== Your goal ==
Copy the data precisely, character for character, and leave out every picture.

== Dataset extract ==

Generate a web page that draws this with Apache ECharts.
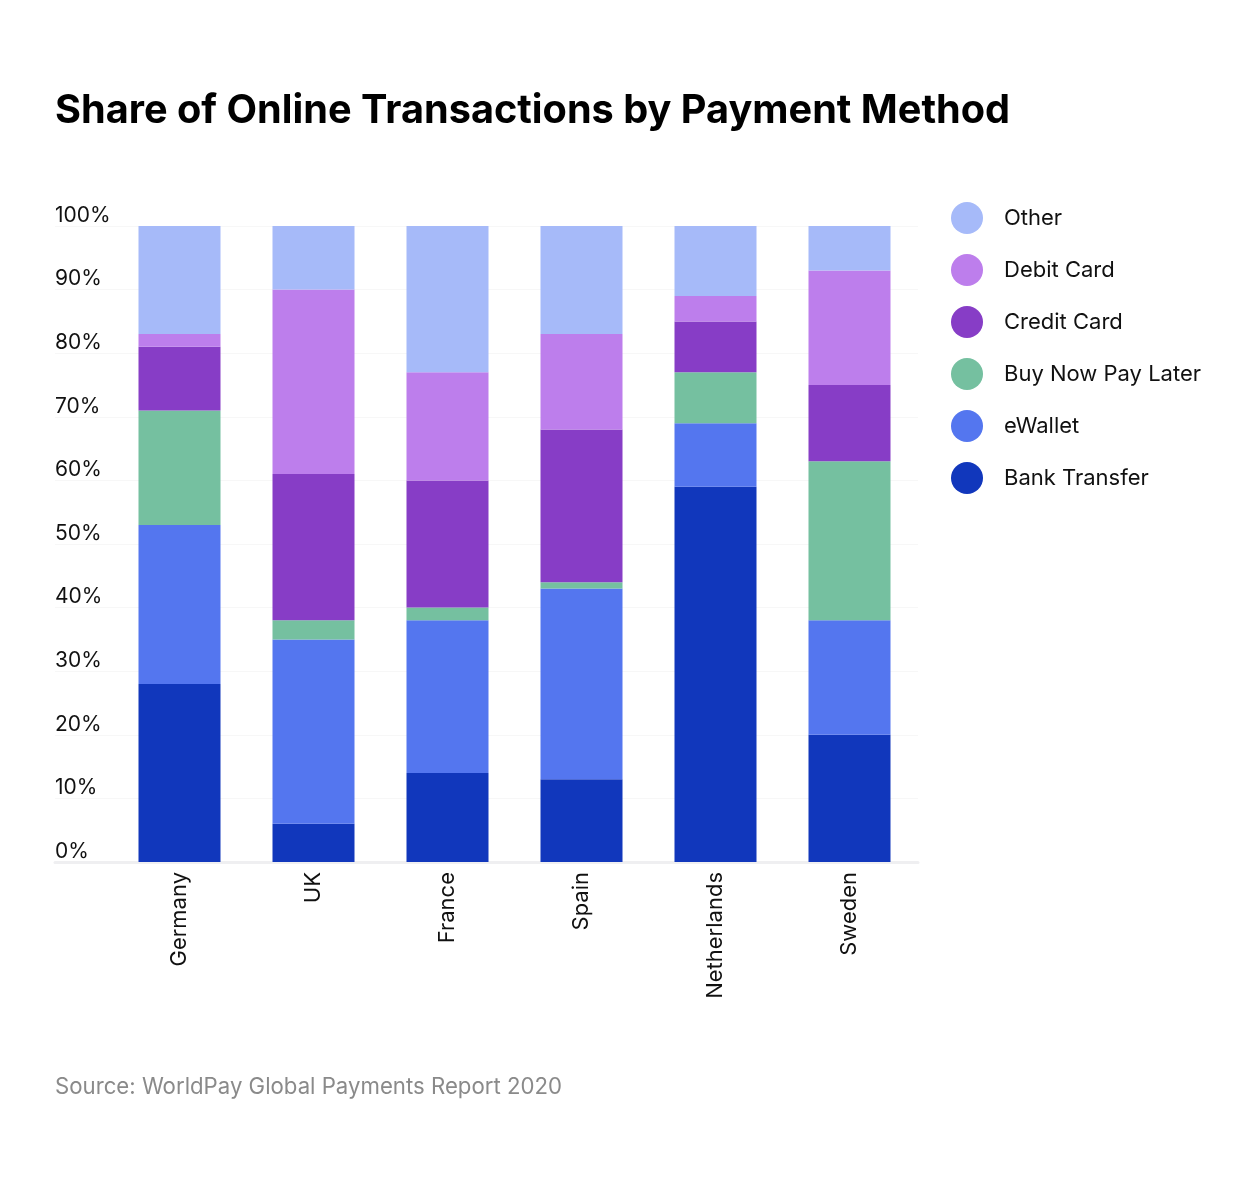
<!DOCTYPE html>
<html>
<head>
<meta charset="utf-8">
<script src="https://cdn.jsdelivr.net/npm/echarts@6/dist/echarts.min.js"></script>
<style>
  html, body { margin: 0; padding: 0; background: #fff; }
  #chart { width: 1256px; height: 1198px; }
</style>
</head>
<body>
<div id="chart"></div>
<script>
// data (percent of transactions)
const countries = ['Germany', 'UK', 'France', 'Spain', 'Netherlands', 'Sweden'];
const bankTransfer = [28, 6, 14, 13, 59, 20];
const eWallet = [25, 29, 24, 30, 10, 18];
const buyNowPayLater = [18, 3, 2, 1, 8, 25];
const creditCard = [10, 23, 20, 24, 8, 12];
const debitCard = [2, 29, 17, 15, 4, 18];
const other = [17, 10, 23, 17, 11, 7];
const legendOrder = ['Other', 'Debit Card', 'Credit Card', 'Buy Now Pay Later', 'eWallet', 'Bank Transfer'];

const FONT = 'Inter';

const chart = echarts.init(document.getElementById('chart'));

function bar(name, data, color) {
  return {
    name: name,
    type: 'bar',
    stack: 'total',
    xAxisIndex: 1,
    yAxisIndex: 1,
    barWidth: 82,
    data: data,
    itemStyle: { color: color },
    emphasis: { disabled: true }
  };
}

const option = {
  backgroundColor: '#fff',
  animation: false,
  textStyle: { fontFamily: FONT },
  title: [
    {
      text: 'Share of Online Transactions by Payment Method',
      left: 55,
      top: 91,
      padding: 0,
      textStyle: { fontFamily: FONT, fontSize: 39.7, fontWeight: 'bold', color: '#000' }
    },
    {
      text: 'Source: WorldPay Global Payments Report 2020',
      left: 55,
      top: 1076,
      padding: 0,
      textStyle: { fontFamily: FONT, fontSize: 22.2, fontWeight: 'normal', color: '#8a8a8a' }
    }
  ],
  legend: {
    orient: 'vertical',
    left: 951,
    top: 202,
    padding: 0,
    itemWidth: 32,
    itemHeight: 32,
    itemGap: 20,
    icon: 'circle',
    data: legendOrder,
    selectedMode: false,
    textStyle: { fontFamily: FONT, fontSize: 22, color: '#111', padding: [0, 0, 0, 16] }
  },
  grid: [
    { left: 55, right: 338, top: 226, bottom: 336 },
    { left: 112.5, width: 804, top: 226, bottom: 336 }
  ],
  xAxis: [
    {
      gridIndex: 0,
      type: 'category',
      data: countries,
      offset: 2,
      axisLine: { show: true, lineStyle: { color: '#efeff1', width: 3 } },
      axisTick: { show: false },
      axisLabel: { show: false },
      splitLine: { show: false }
    },
    {
      gridIndex: 1,
      type: 'category',
      data: countries,
      axisLine: { show: false },
      axisTick: { show: false },
      axisLabel: {
        rotate: 90,
        margin: 10,
        fontFamily: FONT,
        fontSize: 22,
        color: '#111'
      }
    }
  ],
  yAxis: [
    {
      gridIndex: 0,
      type: 'value',
      min: 0,
      max: 100,
      interval: 10,
      axisLine: { show: false },
      axisTick: { show: false },
      splitLine: { lineStyle: { color: '#f7f7f7', width: 1 } },
      axisLabel: {
        inside: true,
        margin: 0,
        verticalAlign: 'bottom',
        fontFamily: FONT,
        fontSize: 21,
        color: '#111',
        formatter: '{value}%'
      }
    },
    {
      gridIndex: 1,
      type: 'value',
      min: 0,
      max: 100,
      show: false
    }
  ],
  series: [
    bar('Bank Transfer', bankTransfer, '#1137bc'),
    bar('eWallet', eWallet, '#5476ef'),
    bar('Buy Now Pay Later', buyNowPayLater, '#75c0a0'),
    bar('Credit Card', creditCard, '#873dc6'),
    bar('Debit Card', debitCard, '#bd7eec'),
    bar('Other', other, '#a6baf9')
  ]
};

chart.setOption(option);
</script>
</body>
</html>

== Reply to the task ==
Generate a web page that draws this with Apache ECharts.
<!DOCTYPE html>
<html>
<head>
<meta charset="utf-8">
<script src="https://cdn.jsdelivr.net/npm/echarts@6/dist/echarts.min.js"></script>
<style>
  html, body { margin: 0; padding: 0; background: #fff; }
  #chart { width: 1256px; height: 1198px; }
</style>
</head>
<body>
<div id="chart"></div>
<script>
// data (percent of transactions)
const countries = ['Germany', 'UK', 'France', 'Spain', 'Netherlands', 'Sweden'];
const bankTransfer = [28, 6, 14, 13, 59, 20];
const eWallet = [25, 29, 24, 30, 10, 18];
const buyNowPayLater = [18, 3, 2, 1, 8, 25];
const creditCard = [10, 23, 20, 24, 8, 12];
const debitCard = [2, 29, 17, 15, 4, 18];
const other = [17, 10, 23, 17, 11, 7];
const legendOrder = ['Other', 'Debit Card', 'Credit Card', 'Buy Now Pay Later', 'eWallet', 'Bank Transfer'];

const FONT = 'Inter';

const chart = echarts.init(document.getElementById('chart'));

function bar(name, data, color) {
  return {
    name: name,
    type: 'bar',
    stack: 'total',
    xAxisIndex: 1,
    yAxisIndex: 1,
    barWidth: 82,
    data: data,
    itemStyle: { color: color },
    emphasis: { disabled: true }
  };
}

const option = {
  backgroundColor: '#fff',
  animation: false,
  textStyle: { fontFamily: FONT },
  title: [
    {
      text: 'Share of Online Transactions by Payment Method',
      left: 55,
      top: 91,
      padding: 0,
      textStyle: { fontFamily: FONT, fontSize: 39.7, fontWeight: 'bold', color: '#000' }
    },
    {
      text: 'Source: WorldPay Global Payments Report 2020',
      left: 55,
      top: 1076,
      padding: 0,
      textStyle: { fontFamily: FONT, fontSize: 22.2, fontWeight: 'normal', color: '#8a8a8a' }
    }
  ],
  legend: {
    orient: 'vertical',
    left: 951,
    top: 202,
    padding: 0,
    itemWidth: 32,
    itemHeight: 32,
    itemGap: 20,
    icon: 'circle',
    data: legendOrder,
    selectedMode: false,
    textStyle: { fontFamily: FONT, fontSize: 22, color: '#111', padding: [0, 0, 0, 16] }
  },
  grid: [
    { left: 55, right: 338, top: 226, bottom: 336 },
    { left: 112.5, width: 804, top: 226, bottom: 336 }
  ],
  xAxis: [
    {
      gridIndex: 0,
      type: 'category',
      data: countries,
      offset: 2,
      axisLine: { show: true, lineStyle: { color: '#efeff1', width: 3 } },
      axisTick: { show: false },
      axisLabel: { show: false },
      splitLine: { show: false }
    },
    {
      gridIndex: 1,
      type: 'category',
      data: countries,
      axisLine: { show: false },
      axisTick: { show: false },
      axisLabel: {
        rotate: 90,
        margin: 10,
        fontFamily: FONT,
        fontSize: 22,
        color: '#111'
      }
    }
  ],
  yAxis: [
    {
      gridIndex: 0,
      type: 'value',
      min: 0,
      max: 100,
      interval: 10,
      axisLine: { show: false },
      axisTick: { show: false },
      splitLine: { lineStyle: { color: '#f7f7f7', width: 1 } },
      axisLabel: {
        inside: true,
        margin: 0,
        verticalAlign: 'bottom',
        fontFamily: FONT,
        fontSize: 21,
        color: '#111',
        formatter: '{value}%'
      }
    },
    {
      gridIndex: 1,
      type: 'value',
      min: 0,
      max: 100,
      show: false
    }
  ],
  series: [
    bar('Bank Transfer', bankTransfer, '#1137bc'),
    bar('eWallet', eWallet, '#5476ef'),
    bar('Buy Now Pay Later', buyNowPayLater, '#75c0a0'),
    bar('Credit Card', creditCard, '#873dc6'),
    bar('Debit Card', debitCard, '#bd7eec'),
    bar('Other', other, '#a6baf9')
  ]
};

chart.setOption(option);
</script>
</body>
</html>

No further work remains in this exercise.